Abdukeyum Muhammat, deputy secretary of Xinjiang kanji Prefectural Committee of the Communist Party, led a working team to Shaoguan on 27 June. Zhou Yongkang, Politburo Standing Committee member responsible for security, reportedly visited Shaoguan in early September 2009. On 5 August, Xinhua reported that Chinese police had arrested Kurban Khayum, a chef at an Arabic restaurant in Guangzhou who they claimed confessed to being an agent for the World Uygur Congress (WUC) and who allegedly spread rumors that were later used as a pretext to trigger the Ürümqi riots of 5 July. Xinhua alleged that he had fabricated a report that "the factory brawl had caused the death of 17 to 18 people, including three females," which he sent in an email to Rebiya Kadeer.
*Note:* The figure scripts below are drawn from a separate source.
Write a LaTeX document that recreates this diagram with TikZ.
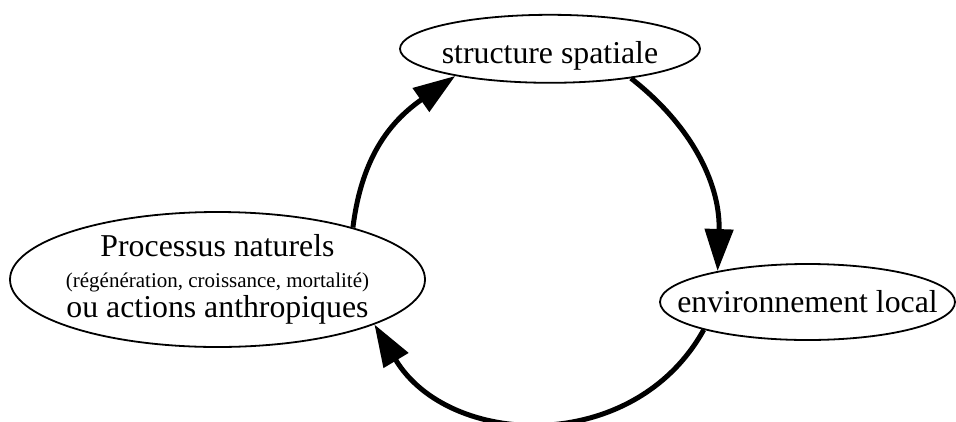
\documentclass[tikz,border=0pt]{standalone}
\usepackage{fontspec}
\setmainfont{Liberation Serif}
\usetikzlibrary{arrows.meta,shapes.geometric}
\tikzset{
  oval/.style={ellipse, draw, line width=1.8pt, inner ysep=0pt,
    font=\fontsize{31.8}{30.5}\selectfont},
  link/.style={line width=5pt, -{Triangle[length=42pt,width=28pt]}},
}
\begin{document}
\begin{tikzpicture}[x=1pt,y=-1pt]
\useasboundingbox (0,0) rectangle (956,421);
\node[oval, minimum width=300pt, minimum height=68pt, inner xsep=-4pt,
  text height=28.4pt, text depth=0pt] (T) at (550,48.8) {structure spatiale};
\node[oval, minimum width=295pt, minimum height=76pt, inner xsep=-30pt]
  (R) at (807.5,302) {environnement local};
\node[oval, align=center, minimum width=415pt, minimum height=135pt,
  inner xsep=-10pt] (L) at (217.5,279.5)
  {Processus naturels\\{\fontsize{21}{30.5}\selectfont (régénération, croissance, mortalité)}\\ou actions anthropiques};
\draw[link] (L.21) to[out=83, in=215, looseness=1.05] (T.196);
\draw[link] (T.340) to[out=-38, in=88, looseness=1.0] (R.161);
\draw[link] (R.195) to[out=241, in=301, looseness=1.12] (L.344);
\end{tikzpicture}
\end{document}
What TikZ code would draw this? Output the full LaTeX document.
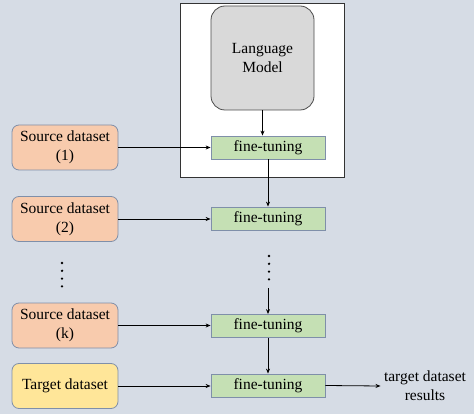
\documentclass[tikz,border=0pt]{standalone}
\usepackage{fontspec}
\setmainfont{Liberation Serif}
\newfontfamily\diagfont{Liberation Serif}
\usetikzlibrary{arrows.meta}
\definecolor{bgblue}{HTML}{D6DCE5}
\definecolor{srcfill}{HTML}{F8CBAD}
\definecolor{tgtfill}{HTML}{FFE699}
\definecolor{ftfill}{HTML}{C5E0B4}
\definecolor{lmfill}{HTML}{D9D9D9}
\definecolor{edgeblue}{HTML}{7F8FA9}
\begin{document}
\begin{tikzpicture}[x=1pt,y=-1pt,
  font=\diagfont\fontsize{15.5}{19}\selectfont,
  databox/.style={draw=edgeblue, line width=0.8pt, rounded corners=7pt, minimum width=106pt, minimum height=45pt, align=center, inner sep=0pt},
  ftbox/.style={draw=edgeblue, line width=0.8pt, fill=ftfill, minimum width=114pt, minimum height=23pt, inner sep=0pt},
  arr/.style={-{Stealth[length=5pt,width=4pt]}, line width=0.8pt}]
  \fill [bgblue] (0,0) rectangle (474,414);
  \draw [fill=white, line width=0.8pt, draw=black!80] (180,3) rectangle (344,177);
  \node [draw=black!70, line width=0.8pt, fill=lmfill, rounded corners=14pt, minimum width=103pt, minimum height=104pt, align=center, inner sep=0pt] (lm) at (262.5,58) {Language\\Model};
  % fine-tuning steps
  \node [ftbox] (ft1) at (268,147.5) {fine-tuning};
  \node [ftbox] (ft2) at (268,218.5) {fine-tuning};
  \node [ftbox] (ftk) at (268,326) {fine-tuning};
  \node [ftbox] (ftt) at (268,385.5) {fine-tuning};
  % datasets
  \node [databox, fill=srcfill] (src1) at (65,147.5) {Source dataset\\(1)};
  \node [databox, fill=srcfill] (src2) at (65,219) {Source dataset\\(2)};
  \node [databox, fill=srcfill] (srck) at (65,325.5) {Source dataset\\(k)};
  \node [databox, fill=tgtfill] (tgt) at (65,386) {Target dataset};
  \node [align=center] (res) at (425,386) {target dataset\\results};
  \foreach \i in {0,1,2,3}
  {
    \fill (62,{263+7.8*\i}) circle (1.3);
    \fill (269,{256+7.8*\i}) circle (1.3);
  }
  \coordinate (dotend) at (268,288);
  \draw [arr] (lm) -- (lm.south |- ft1.north);
  \draw [arr] (ft1) -- (ft2);
  \draw [arr] (dotend) -- (ftk.north);
  \draw [arr] (ftk) -- (ftt);
  \foreach \s/\f in {src1/ft1, src2/ft2, srck/ftk, tgt/ftt}
  {
    \draw [arr] (\s.east) -- (\s.east -| \f.west);
  }
  \draw [arr] (ftt.east) -- (res.west);
\end{tikzpicture}
\end{document}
At a trial on 10 October at Shaoguan Intermediate People's Court, Xiao Jianhua was sentenced to death for being the "principal instigator" of the violence and Xu Qiqi was given a life sentence for manslaughter; three other people were sentenced to seven to eight years for assault. On the same day, the People's Court of Wujiang District, Shaoguan, jailed three more Han workers and three Uyghurs for participating in the brawl; they were sentenced to five to seven years imprisonment.